Exercise prompt: Leave out the pictures and retype only the lines from the opening line to the line that holds "const yTicks = [-10000,-5000,0,5000,10000,15000,20000,25000];", both ends included.

Supplied data:
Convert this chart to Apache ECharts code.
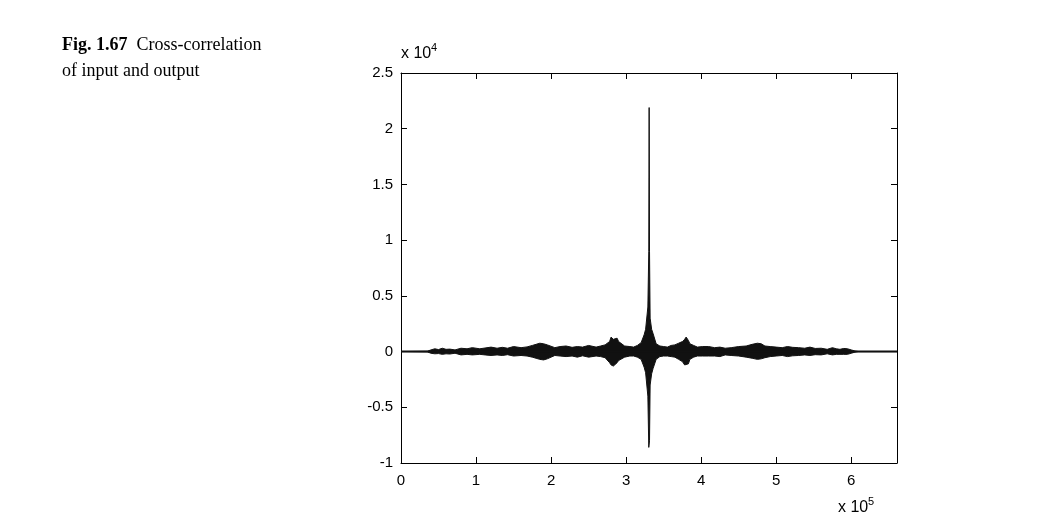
<!DOCTYPE html>
<html><head><meta charset="utf-8">
<script src="https://cdn.jsdelivr.net/npm/echarts@6/dist/echarts.min.js"></script>
<style>html,body{margin:0;background:#fff}#c{width:1045px;height:528px}</style>
</head><body><div id="c"></div>
<script>
// lag positions (x 1e5) and envelope of cross-correlation
const lagPos = [0,0.35,0.4,0.45,0.5,0.55,0.6,0.65,0.72,0.8,0.88,0.95,1.05,1.12,1.2,1.28,1.35,1.42,1.5,1.6,1.68,1.75,1.8,1.85,1.9,1.95,2.05,2.12,2.2,2.28,2.35,2.42,2.5,2.6,2.66,2.72,2.78,2.8,2.83,2.85,2.88,2.9,2.98,3.05,3.1,3.15,3.2,3.24,3.26,3.29,3.302,3.307,3.312,3.32,3.34,3.36,3.4,3.45,3.5,3.55,3.6,3.65,3.7,3.75,3.78,3.8,3.83,3.85,3.9,3.95,4.02,4.1,4.18,4.25,4.32,4.4,4.5,4.6,4.68,4.75,4.8,4.85,4.92,5.0,5.08,5.15,5.22,5.3,5.38,5.45,5.52,5.6,5.68,5.75,5.8,5.85,5.9,5.95,6.0,6.05,6.1,6.61];
const upperEnv = [0,30,150,250,180,300,200,220,150,300,250,350,250,320,400,300,380,300,450,350,420,550,650,750,700,600,350,450,500,380,450,400,550,400,500,600,900,1300,1100,1000,1200,900,500,450,400,550,800,1500,2000,4000,9000,21900,9000,3000,2000,1600,700,500,450,400,550,600,750,900,1100,1300,1000,700,550,400,450,450,350,400,300,350,450,500,650,750,700,500,450,400,350,450,380,350,300,400,280,300,200,350,250,200,280,250,150,50,0,0];
const lowerEnv = [0,-30,-150,-200,-180,-250,-200,-220,-150,-300,-250,-300,-250,-300,-350,-300,-350,-280,-400,-350,-400,-500,-600,-700,-750,-650,-350,-400,-450,-400,-500,-380,-500,-400,-450,-550,-1000,-1200,-1300,-1300,-1000,-800,-500,-400,-400,-500,-700,-1400,-1900,-4000,-8600,-8600,-8000,-3000,-2000,-1500,-700,-450,-400,-400,-450,-500,-700,-900,-1200,-1300,-1100,-700,-500,-400,-400,-400,-400,-450,-300,-350,-400,-500,-600,-700,-650,-550,-450,-400,-350,-450,-380,-350,-300,-350,-280,-300,-200,-300,-250,-250,-250,-250,-150,-50,0,0];
const yTicks = [-10000,-5000,0,5000,10000,15000,20000,25000];

const up = lagPos.map((x,i)=>[x*1e5, upperEnv[i]]);
const lo = lagPos.map((x,i)=>[x*1e5, lowerEnv[i]]);
const chart = echarts.init(document.getElementById('c'));
const axFont = {fontFamily:'Liberation Sans', fontSize:15, color:'#000'};
const axLine = {show:true, onZero:false, lineStyle:{color:'#000', width:1}};
const tick = {show:true, inside:true, length:6, lineStyle:{color:'#000'}};
chart.setOption({
  animation:false,
  grid:{left:401, right:148, top:73, bottom:65},
  xAxis:[
    {type:'value', min:0, max:661000, interval:100000, axisLine:axLine, axisTick:tick, splitLine:{show:false},
     axisLabel:{...axFont, margin:10, showMaxLabel:false, formatter:v=>String(v/1e5)}},
    {type:'value', position:'top', min:0, max:661000, interval:100000, axisLine:axLine, axisTick:tick,
     axisLabel:{show:false}, splitLine:{show:false}}
  ],
  yAxis:[
    {type:'value', min:yTicks[0], max:yTicks[yTicks.length-1], interval:5000, axisLine:axLine, axisTick:tick,
     splitLine:{show:false}, axisLabel:{...axFont, margin:8, formatter:v=>String(v/1e4)}},
    {type:'value', position:'right', min:-10000, max:25000, interval:5000, axisLine:axLine, axisTick:tick,
     axisLabel:{show:false}, splitLine:{show:false}}
  ],
  series:[
    {type:'line', data:up, symbol:'none', lineStyle:{color:'#111', width:1}, areaStyle:{color:'#111', opacity:1, origin:0}},
    {type:'line', data:lo, symbol:'none', lineStyle:{color:'#111', width:1}, areaStyle:{color:'#111', opacity:1, origin:0}},
    {type:'line', data:[[0,0],[661000,0]], symbol:'none', lineStyle:{color:'#111', width:2}},
    {type:'line', xAxisIndex:1, yAxisIndex:1, data:[], symbol:'none'}
  ],
  graphic:[
    {type:'text', left:401, top:46, style:{text:'x 10', font:'16px Liberation Sans', fill:'#000'}},
    {type:'text', left:431, top:42, style:{text:'4', font:'11px Liberation Sans', fill:'#000'}},
    {type:'text', left:838, top:500, style:{text:'x 10', font:'16px Liberation Sans', fill:'#000'}},
    {type:'text', left:868, top:496, style:{text:'5', font:'11px Liberation Sans', fill:'#000'}},
    {type:'text', left:62, top:36, style:{rich:{b:{font:'bold 18px Liberation Serif', fill:'#000'}, n:{font:'18px Liberation Serif', fill:'#000'}}, text:'{b|Fig. 1.67}{n|  Cross-correlation}'}},
    {type:'text', left:62, top:62, style:{text:'of input and output', font:'18px Liberation Serif', fill:'#000'}}
  ]
});
</script></body></html>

Answer to the problem:
Convert this chart to Apache ECharts code.
<!DOCTYPE html>
<html><head><meta charset="utf-8">
<script src="https://cdn.jsdelivr.net/npm/echarts@6/dist/echarts.min.js"></script>
<style>html,body{margin:0;background:#fff}#c{width:1045px;height:528px}</style>
</head><body><div id="c"></div>
<script>
// lag positions (x 1e5) and envelope of cross-correlation
const lagPos = [0,0.35,0.4,0.45,0.5,0.55,0.6,0.65,0.72,0.8,0.88,0.95,1.05,1.12,1.2,1.28,1.35,1.42,1.5,1.6,1.68,1.75,1.8,1.85,1.9,1.95,2.05,2.12,2.2,2.28,2.35,2.42,2.5,2.6,2.66,2.72,2.78,2.8,2.83,2.85,2.88,2.9,2.98,3.05,3.1,3.15,3.2,3.24,3.26,3.29,3.302,3.307,3.312,3.32,3.34,3.36,3.4,3.45,3.5,3.55,3.6,3.65,3.7,3.75,3.78,3.8,3.83,3.85,3.9,3.95,4.02,4.1,4.18,4.25,4.32,4.4,4.5,4.6,4.68,4.75,4.8,4.85,4.92,5.0,5.08,5.15,5.22,5.3,5.38,5.45,5.52,5.6,5.68,5.75,5.8,5.85,5.9,5.95,6.0,6.05,6.1,6.61];
const upperEnv = [0,30,150,250,180,300,200,220,150,300,250,350,250,320,400,300,380,300,450,350,420,550,650,750,700,600,350,450,500,380,450,400,550,400,500,600,900,1300,1100,1000,1200,900,500,450,400,550,800,1500,2000,4000,9000,21900,9000,3000,2000,1600,700,500,450,400,550,600,750,900,1100,1300,1000,700,550,400,450,450,350,400,300,350,450,500,650,750,700,500,450,400,350,450,380,350,300,400,280,300,200,350,250,200,280,250,150,50,0,0];
const lowerEnv = [0,-30,-150,-200,-180,-250,-200,-220,-150,-300,-250,-300,-250,-300,-350,-300,-350,-280,-400,-350,-400,-500,-600,-700,-750,-650,-350,-400,-450,-400,-500,-380,-500,-400,-450,-550,-1000,-1200,-1300,-1300,-1000,-800,-500,-400,-400,-500,-700,-1400,-1900,-4000,-8600,-8600,-8000,-3000,-2000,-1500,-700,-450,-400,-400,-450,-500,-700,-900,-1200,-1300,-1100,-700,-500,-400,-400,-400,-400,-450,-300,-350,-400,-500,-600,-700,-650,-550,-450,-400,-350,-450,-380,-350,-300,-350,-280,-300,-200,-300,-250,-250,-250,-250,-150,-50,0,0];
const yTicks = [-10000,-5000,0,5000,10000,15000,20000,25000];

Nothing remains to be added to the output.